#### THE INPUT ####
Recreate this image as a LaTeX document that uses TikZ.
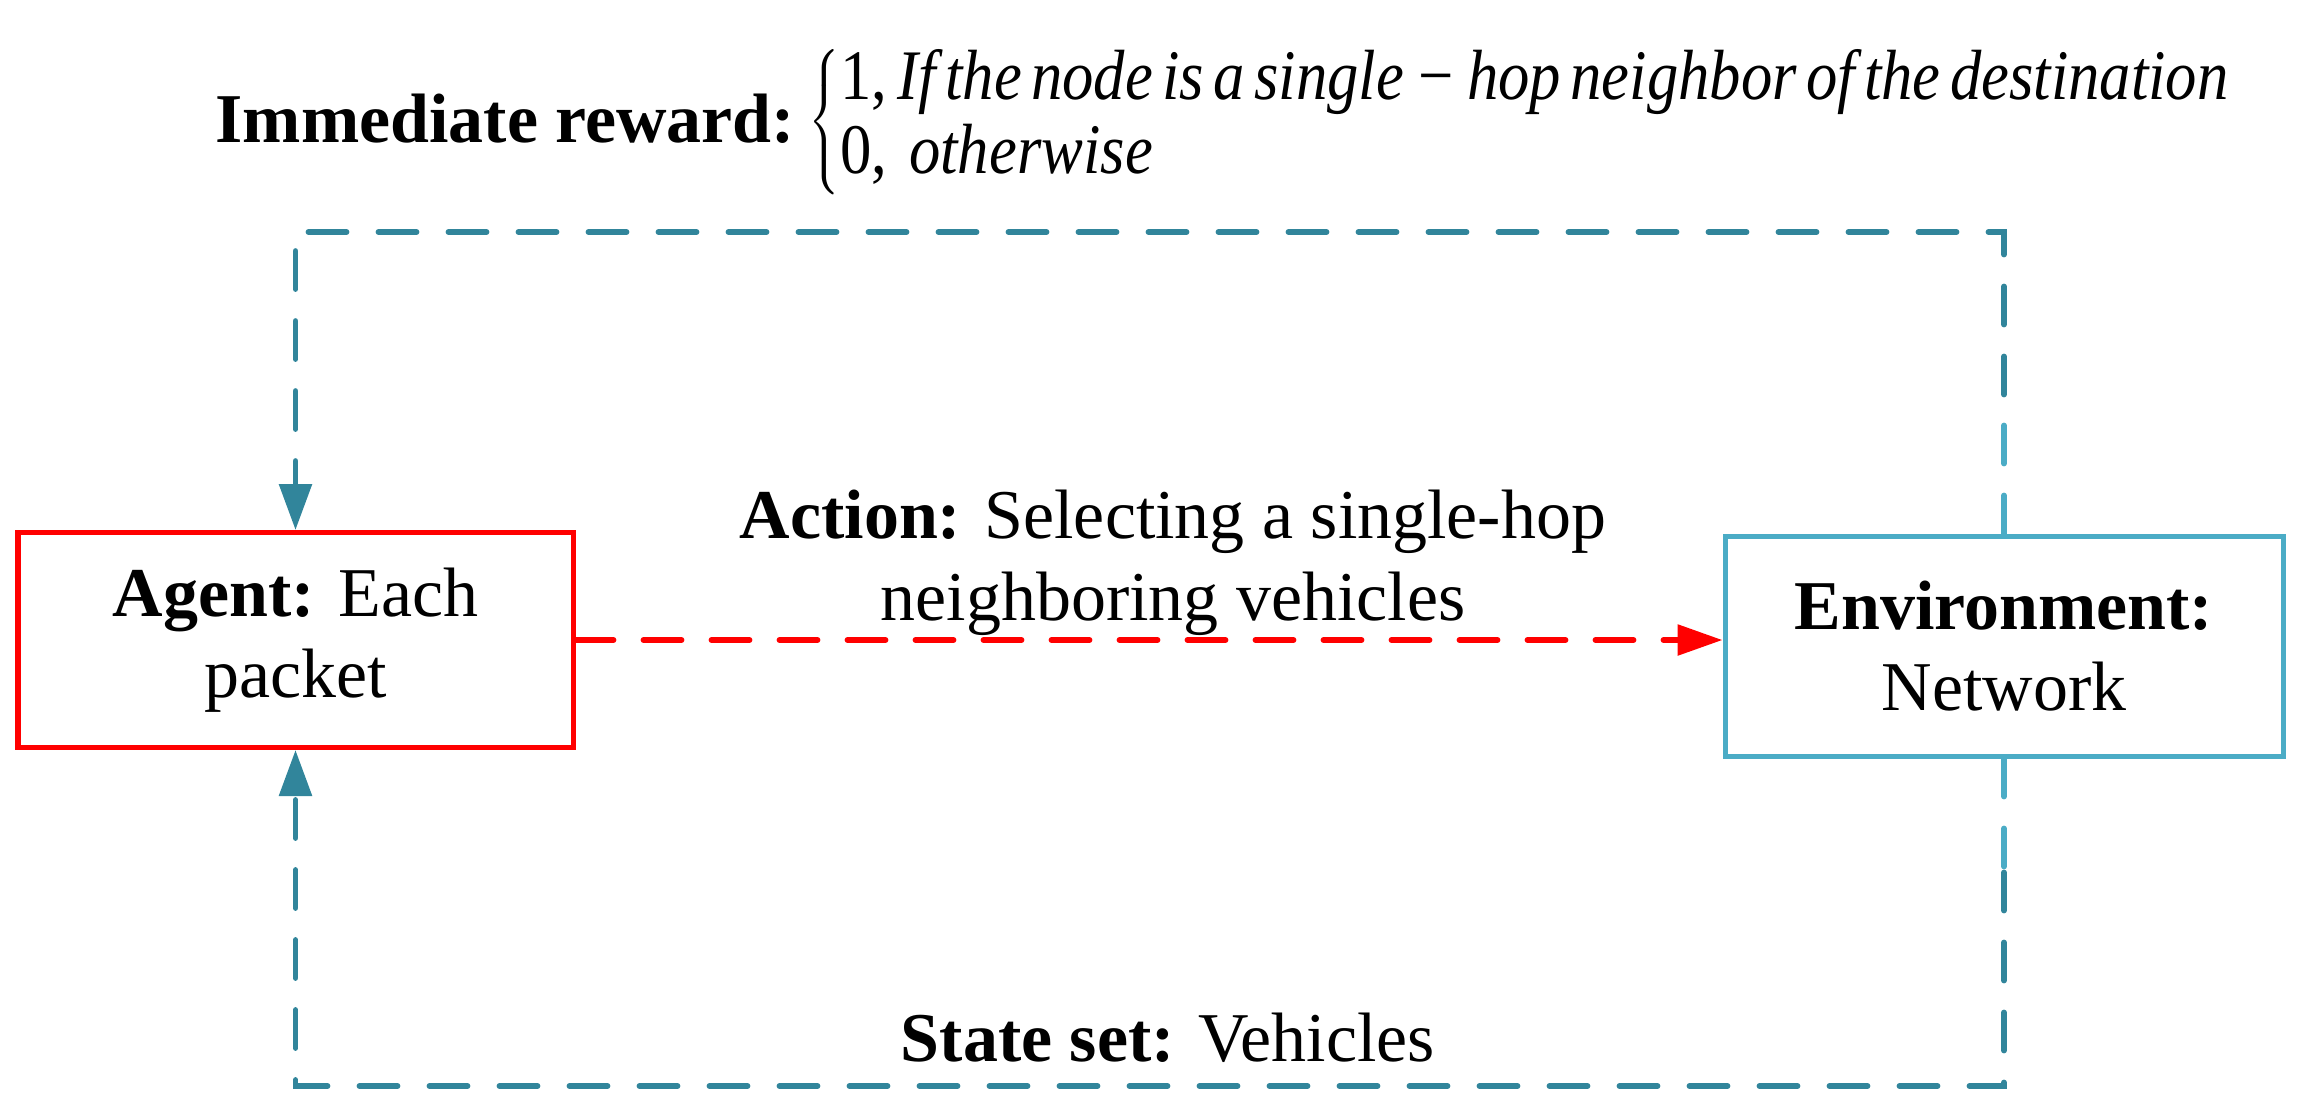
\documentclass[tikz,border=0pt]{standalone}
\usepackage{fontspec}
\setmainfont{Liberation Serif}
\usepackage{graphicx}
\usetikzlibrary{arrows.meta,positioning}

\definecolor{tealdark}{RGB}{49,133,155}
\definecolor{teallight}{RGB}{75,172,198}

\tikzset{
  boxnode/.style={draw, line width=0.05cm, align=center, inner sep=0pt,
    font=\fontsize{19.9pt}{23.2pt}\selectfont},
  labeltext/.style={align=center, inner sep=0pt, font=\fontsize{19.9pt}{23.2pt}\selectfont},
  loopline/.style={line width=0.058cm, line cap=round, dash pattern=on 0.38cm off 0.32cm},
  looptip/.style={-{Triangle[length=0.46cm,width=0.32cm]}},
}

\begin{document}
\begin{tikzpicture}
\useasboundingbox (0,0) rectangle (23.02,-11.16);

 % the two boxes
  \node[boxnode, red, text=black, minimum width=5.55cm, minimum height=2.15cm] (agent) at (2.955,-6.40) {\textbf{Agent:} Each\\packet};
  \node[boxnode, teallight, text=black, minimum width=5.58cm, minimum height=2.2cm] (env) at (20.04,-6.46) {\textbf{Environment:}\\Network};

 % the reward formula
  \node[labeltext, anchor=west] (reward) at (2.15,-1.19) {\textbf{Immediate reward:}};
  \node[anchor=west, inner sep=0pt] (cases) at (8.08,-1.22) {\resizebox*{14.24cm}{1.47cm}{\fontsize{17.6pt}{18.2pt}\selectfont$\left\{\begin{tabular}{@{}l@{}}1,\,{\itshape\spaceskip=0.15em If the node is a single\,−\,hop neighbor of the destination}\\0,\hspace{0.35em}\textit{otherwise}\end{tabular}\right.$}};

 % action and state texts
  \node[labeltext] (action) at (11.73,-5.63) {\textbf{Action:} Selecting a single-hop\\neighboring vehicles};
  \node[labeltext] (state) at (11.68,-10.38) {\textbf{State set:} Vehicles};

 % corners of the loops
  \coordinate (topleft) at (agent.north |- 0,-2.32);
  \coordinate (topright) at (env.north |- topleft);
  \coordinate (botleft) at (agent.south |- 0,-10.86);
  \coordinate (botright) at (env.south |- botleft);
  \coordinate (topfade) at ([yshift=1.39cm]env.north);
  \coordinate (botfade) at ([yshift=-1.14cm]env.south);

 % reward loop on top
  \draw[loopline, teallight] (env.north) -- (topfade);
  \draw[loopline, tealdark, looptip] (topfade) -- (topright) -- (topleft) -- (agent.north);

 % state loop below
  \draw[loopline, teallight] (env.south) -- (botfade);
  \draw[loopline, tealdark, looptip] (botfade) -- (botright) -- (botleft) -- (agent.south);

 % action arrow
  \draw[loopline, red, dash pattern=on 0.38cm off 0.3cm, -{Triangle[length=0.45cm,width=0.3cm]}] (agent.east) -- (agent.east -| env.west);
\end{tikzpicture}
\end{document}
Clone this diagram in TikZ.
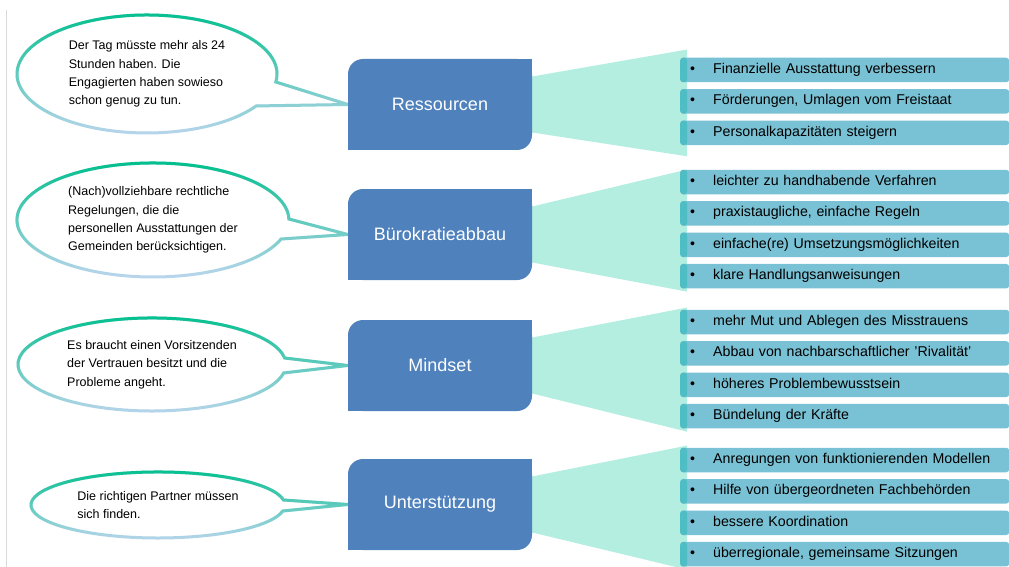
####
WHAT IS REQUIRED:
Return all of the entries word for word, but omit the pictures.

THE RESULT:
Recreate this image as a LaTeX document that uses TikZ.
\documentclass[tikz,border=0pt]{standalone}
\usepackage{fontspec}
\setmainfont{Liberation Serif}
\usepackage{graphicx}
\usetikzlibrary{arrows.meta,positioning}

\definecolor{tealdark}{RGB}{49,133,155}
\definecolor{teallight}{RGB}{75,172,198}

\tikzset{
  boxnode/.style={draw, line width=0.05cm, align=center, inner sep=0pt,
    font=\fontsize{19.9pt}{23.2pt}\selectfont},
  labeltext/.style={align=center, inner sep=0pt, font=\fontsize{19.9pt}{23.2pt}\selectfont},
  loopline/.style={line width=0.058cm, line cap=round, dash pattern=on 0.38cm off 0.32cm},
  looptip/.style={-{Triangle[length=0.46cm,width=0.32cm]}},
}

\begin{document}
\begin{tikzpicture}
\useasboundingbox (0,0) rectangle (23.02,-11.16);

 % the two boxes
  \node[boxnode, red, text=black, minimum width=5.55cm, minimum height=2.15cm] (agent) at (2.955,-6.40) {\textbf{Agent:} Each\\packet};
  \node[boxnode, teallight, text=black, minimum width=5.58cm, minimum height=2.2cm] (env) at (20.04,-6.46) {\textbf{Environment:}\\Network};

 % the reward formula
  \node[labeltext, anchor=west] (reward) at (2.15,-1.19) {\textbf{Immediate reward:}};
  \node[anchor=west, inner sep=0pt] (cases) at (8.08,-1.22) {\resizebox*{14.24cm}{1.47cm}{\fontsize{17.6pt}{18.2pt}\selectfont$\left\{\begin{tabular}{@{}l@{}}1,\,{\itshape\spaceskip=0.15em If the node is a single\,−\,hop neighbor of the destination}\\0,\hspace{0.35em}\textit{otherwise}\end{tabular}\right.$}};

 % action and state texts
  \node[labeltext] (action) at (11.73,-5.63) {\textbf{Action:} Selecting a single-hop\\neighboring vehicles};
  \node[labeltext] (state) at (11.68,-10.38) {\textbf{State set:} Vehicles};

 % corners of the loops
  \coordinate (topleft) at (agent.north |- 0,-2.32);
  \coordinate (topright) at (env.north |- topleft);
  \coordinate (botleft) at (agent.south |- 0,-10.86);
  \coordinate (botright) at (env.south |- botleft);
  \coordinate (topfade) at ([yshift=1.39cm]env.north);
  \coordinate (botfade) at ([yshift=-1.14cm]env.south);

 % reward loop on top
  \draw[loopline, teallight] (env.north) -- (topfade);
  \draw[loopline, tealdark, looptip] (topfade) -- (topright) -- (topleft) -- (agent.north);

 % state loop below
  \draw[loopline, teallight] (env.south) -- (botfade);
  \draw[loopline, tealdark, looptip] (botfade) -- (botright) -- (botleft) -- (agent.south);

 % action arrow
  \draw[loopline, red, dash pattern=on 0.38cm off 0.3cm, -{Triangle[length=0.45cm,width=0.3cm]}] (agent.east) -- (agent.east -| env.west);
\end{tikzpicture}
\end{document}
Clone this diagram in TikZ.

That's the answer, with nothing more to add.